Part of a data file
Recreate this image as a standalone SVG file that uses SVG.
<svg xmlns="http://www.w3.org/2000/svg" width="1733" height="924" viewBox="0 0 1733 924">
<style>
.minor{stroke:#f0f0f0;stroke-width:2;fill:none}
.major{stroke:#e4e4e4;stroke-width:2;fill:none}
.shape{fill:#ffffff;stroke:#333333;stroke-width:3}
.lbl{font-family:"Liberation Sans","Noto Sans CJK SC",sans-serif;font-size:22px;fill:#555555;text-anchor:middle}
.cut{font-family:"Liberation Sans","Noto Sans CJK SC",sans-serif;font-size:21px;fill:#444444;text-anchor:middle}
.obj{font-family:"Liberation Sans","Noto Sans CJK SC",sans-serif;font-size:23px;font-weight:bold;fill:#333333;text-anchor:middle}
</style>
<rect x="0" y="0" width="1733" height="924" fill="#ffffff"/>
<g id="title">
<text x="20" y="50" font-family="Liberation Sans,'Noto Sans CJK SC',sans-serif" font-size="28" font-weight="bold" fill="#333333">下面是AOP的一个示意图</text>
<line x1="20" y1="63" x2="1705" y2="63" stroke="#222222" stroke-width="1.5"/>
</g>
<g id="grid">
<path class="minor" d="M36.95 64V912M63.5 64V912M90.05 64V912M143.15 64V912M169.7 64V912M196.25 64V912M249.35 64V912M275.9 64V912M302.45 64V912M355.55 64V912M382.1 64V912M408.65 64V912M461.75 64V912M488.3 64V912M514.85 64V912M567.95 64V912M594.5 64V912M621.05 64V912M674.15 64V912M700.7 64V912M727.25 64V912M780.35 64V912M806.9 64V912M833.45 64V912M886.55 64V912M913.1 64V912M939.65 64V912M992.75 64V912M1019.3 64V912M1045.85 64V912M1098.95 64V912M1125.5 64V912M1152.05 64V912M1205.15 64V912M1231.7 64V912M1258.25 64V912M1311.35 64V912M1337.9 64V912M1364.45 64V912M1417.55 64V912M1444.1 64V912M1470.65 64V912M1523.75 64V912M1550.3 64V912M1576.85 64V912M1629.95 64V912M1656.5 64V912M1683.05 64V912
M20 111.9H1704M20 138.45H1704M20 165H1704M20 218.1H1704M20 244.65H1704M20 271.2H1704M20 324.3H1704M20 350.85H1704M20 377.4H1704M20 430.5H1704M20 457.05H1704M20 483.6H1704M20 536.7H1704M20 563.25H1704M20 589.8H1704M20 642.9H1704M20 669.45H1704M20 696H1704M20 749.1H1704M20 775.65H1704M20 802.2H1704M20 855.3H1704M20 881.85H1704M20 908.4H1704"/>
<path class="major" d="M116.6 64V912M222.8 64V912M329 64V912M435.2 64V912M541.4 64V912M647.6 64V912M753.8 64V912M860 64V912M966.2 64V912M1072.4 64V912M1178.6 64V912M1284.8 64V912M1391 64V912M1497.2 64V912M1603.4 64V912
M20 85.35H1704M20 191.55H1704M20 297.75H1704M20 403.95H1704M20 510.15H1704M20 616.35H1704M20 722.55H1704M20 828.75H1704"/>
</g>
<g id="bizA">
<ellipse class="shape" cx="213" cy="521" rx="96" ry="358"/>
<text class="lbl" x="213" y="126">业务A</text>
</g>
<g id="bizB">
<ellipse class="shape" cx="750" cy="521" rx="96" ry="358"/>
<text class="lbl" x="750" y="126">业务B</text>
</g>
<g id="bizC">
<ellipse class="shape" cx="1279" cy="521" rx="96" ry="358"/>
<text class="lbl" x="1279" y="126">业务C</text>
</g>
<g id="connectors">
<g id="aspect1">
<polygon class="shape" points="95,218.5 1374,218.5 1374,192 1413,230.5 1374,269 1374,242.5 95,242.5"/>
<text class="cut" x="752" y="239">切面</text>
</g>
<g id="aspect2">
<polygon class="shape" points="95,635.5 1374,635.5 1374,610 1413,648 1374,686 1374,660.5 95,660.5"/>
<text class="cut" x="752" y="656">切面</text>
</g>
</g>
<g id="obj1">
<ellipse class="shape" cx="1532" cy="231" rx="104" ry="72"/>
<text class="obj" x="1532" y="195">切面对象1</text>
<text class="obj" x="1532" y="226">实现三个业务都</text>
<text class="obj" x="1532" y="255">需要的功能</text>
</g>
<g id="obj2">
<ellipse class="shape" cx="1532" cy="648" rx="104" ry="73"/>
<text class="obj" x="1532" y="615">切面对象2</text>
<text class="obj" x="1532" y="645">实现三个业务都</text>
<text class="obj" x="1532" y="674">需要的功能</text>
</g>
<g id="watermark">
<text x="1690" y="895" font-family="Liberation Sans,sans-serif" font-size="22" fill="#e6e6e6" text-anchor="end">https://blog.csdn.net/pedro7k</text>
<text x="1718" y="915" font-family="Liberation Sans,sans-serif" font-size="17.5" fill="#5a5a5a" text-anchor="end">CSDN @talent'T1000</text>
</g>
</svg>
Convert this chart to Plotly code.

**BRIEF**
Which lines above contain the word "this"? Copy each of them.

**WRITTEN SOLUTION**
Recreate this image as a standalone SVG file that uses SVG.
Convert this chart to Plotly code.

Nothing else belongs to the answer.